Users and victims — from election officials to ordinary internet users who click a malicious link — see only outcomes: service outages when benign providers are overbroad, or persistent abuse when bad actors slip into alternate networks. That tension complicates any heavy‑handed response. Civil liberties advocates and infrastructure operators caution against measures that could erode due process or give excessive takedown power to private firms without adequate oversight. At the same time, security practitioners emphasize speed: the longer malicious infrastructure persists, the greater the cumulative damage from data theft, influence operations, and fraud.
Adversaries watching the Stark story take away a lesson of their own: adaptability is a defensive asset. Where legal pressure exists, resilient criminal and state‑aligned operators plan for continuity — building relationships with compliant‑looking intermediaries, shuffling assets through jurisdictions, and automating migration paths. That makes mitigation an arms race in which defenders must combine legal, technical, and market levers and move faster than the attackers.
The Stark episode leaves a sobering policy question: if the very infrastructure that enables destructive campaigns can be repackaged and re-registered with relative ease, what combination of tools will truly increase the cost of abuse? Answering that will require more than sanctions or advisories. It will demand faster cross‑border coordination, clearer rules about who controls internet infrastructure, and better‑resourced abuse handling across the ecosystem — measures that are politically difficult but increasingly necessary if states want to make meaningful progress against online operations that threaten democracies, economies, and private citizens.

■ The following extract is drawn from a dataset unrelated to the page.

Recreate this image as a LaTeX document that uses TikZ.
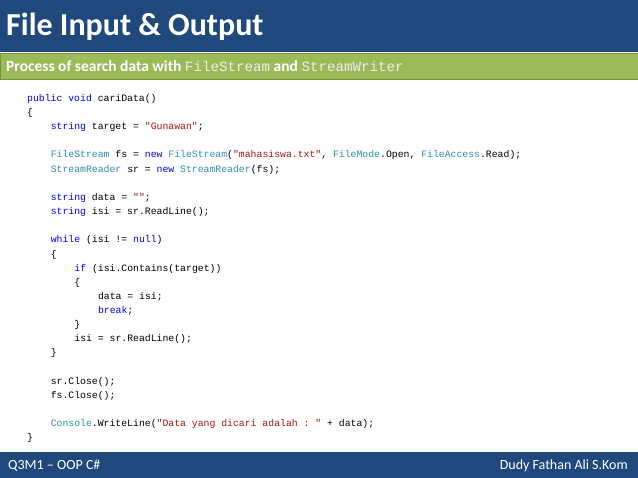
\documentclass[tikz,border=0pt]{standalone}
\usepackage{fontspec}
\setmainfont{Carlito}
\setmonofont{Liberation Mono}
\usepackage{tikz}
\definecolor{SlideBlue}{RGB}{31,73,125}
\definecolor{SlideGreen}{RGB}{155,187,89}
\definecolor{SlideGreenDark}{RGB}{118,146,60}
\definecolor{CodeKey}{RGB}{0,0,255}
\definecolor{CodeStr}{RGB}{163,21,21}
\definecolor{CodeType}{RGB}{43,145,175}
\newcommand{\kw}[1]{\textcolor{CodeKey}{#1}}
\newcommand{\st}[1]{\textcolor{CodeStr}{#1}}
\newcommand{\ty}[1]{\textcolor{CodeType}{#1}}
\newcommand{\ind}{\hspace*{23.6pt}}
\begin{document}
\begin{tikzpicture}[x=1pt,y=-1pt,
  codeline/.style={anchor=base west,inner sep=0pt,font=\fontsize{9.8}{11}\ttfamily},
  band/.style={anchor=west,inner sep=0pt,text=white}]
\useasboundingbox (0,0) rectangle (638,478);
\fill[white] (0,0) rectangle (638,478);
% header, subtitle and footer bands
\fill[SlideBlue] (0,0) rectangle (638,52);
\fill[SlideGreen,draw=SlideGreenDark] (0,53) rectangle (638,79);
\fill[SlideBlue] (0,452) rectangle (638,478);
\node[band,font=\fontsize{32}{36}\bfseries\selectfont] (title) at (6,27) {File Input \& Output};
\node[band,font=\fontsize{15.5}{17}\bfseries\selectfont] (subtitle) at (6,66)
  {Process of search data with \textcolor{white!85!gray}{\mdseries\fontsize{14.2}{16}\ttfamily FileStream} and \textcolor{white!85!gray}{\mdseries\fontsize{14.2}{16}\ttfamily StreamWriter}};
\node[band,font=\fontsize{14}{16}\selectfont] (footl) at (8,466) {Q3M1 – OOP C\#};
\node[band,anchor=east,font=\fontsize{14}{16}\selectfont] (footr) at (628,466) {Dudy Fathan Ali S.Kom};
% code lines
\node[codeline] (c1) at (27,102) {\kw{public} \kw{void} cariData()};
\node[codeline] (c2) at (27,116) {\{};
\node[codeline] (c3) at (27,130) {\ind\kw{string} target = \st{"Gunawan"};};
\node[codeline] (c4) at (27,158) {\ind\ty{FileStream} fs = \kw{new} \ty{FileStream}(\st{"mahasiswa.txt"}, \ty{FileMode}.Open, \ty{FileAccess}.Read);};
\node[codeline] (c5) at (27,173) {\ind\ty{StreamReader} sr = \kw{new} \ty{StreamReader}(fs);};
\node[codeline] (c6) at (27,201) {\ind\kw{string} data = \st{""};};
\node[codeline] (c7) at (27,215) {\ind\kw{string} isi = sr.ReadLine();};
\node[codeline] (c8) at (27,243) {\ind\kw{while} (isi != \kw{null})};
\node[codeline] (c9) at (27,258) {\ind\{};
\node[codeline] (c10) at (27,272) {\ind\ind\kw{if} (isi.Contains(target))};
\node[codeline] (c11) at (27,286) {\ind\ind\{};
\node[codeline] (c12) at (27,300) {\ind\ind\ind data = isi;};
\node[codeline] (c13) at (27,314) {\ind\ind\ind\kw{break};};
\node[codeline] (c14) at (27,328) {\ind\ind\}};
\node[codeline] (c15) at (27,342) {\ind\ind isi = sr.ReadLine();};
\node[codeline] (c16) at (27,356) {\ind\}};
\node[codeline] (c17) at (27,385) {\ind sr.Close();};
\node[codeline] (c18) at (27,399) {\ind fs.Close();};
\node[codeline] (c19) at (27,427) {\ind\ty{Console}.WriteLine(\st{"Data yang dicari adalah : "} + data);};
\node[codeline] (c20) at (27,441) {\}};
\end{tikzpicture}
\end{document}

In the end, Stark’s reappearance under new corporate skins is less a failure of one policy instrument than a lesson in the limits of unilateral action on a fundamentally transnational problem. Sanctions matter — but so do speed, transparency, and multi‑stakeholder cooperation. Absent those, the internet will continue to reward adaptability, and the next “bulletproof” operator will be ready with new paperwork and the same old playbook. How long will it take for regulators and industry to close the gaps that let these operators simply change their names and keep operating?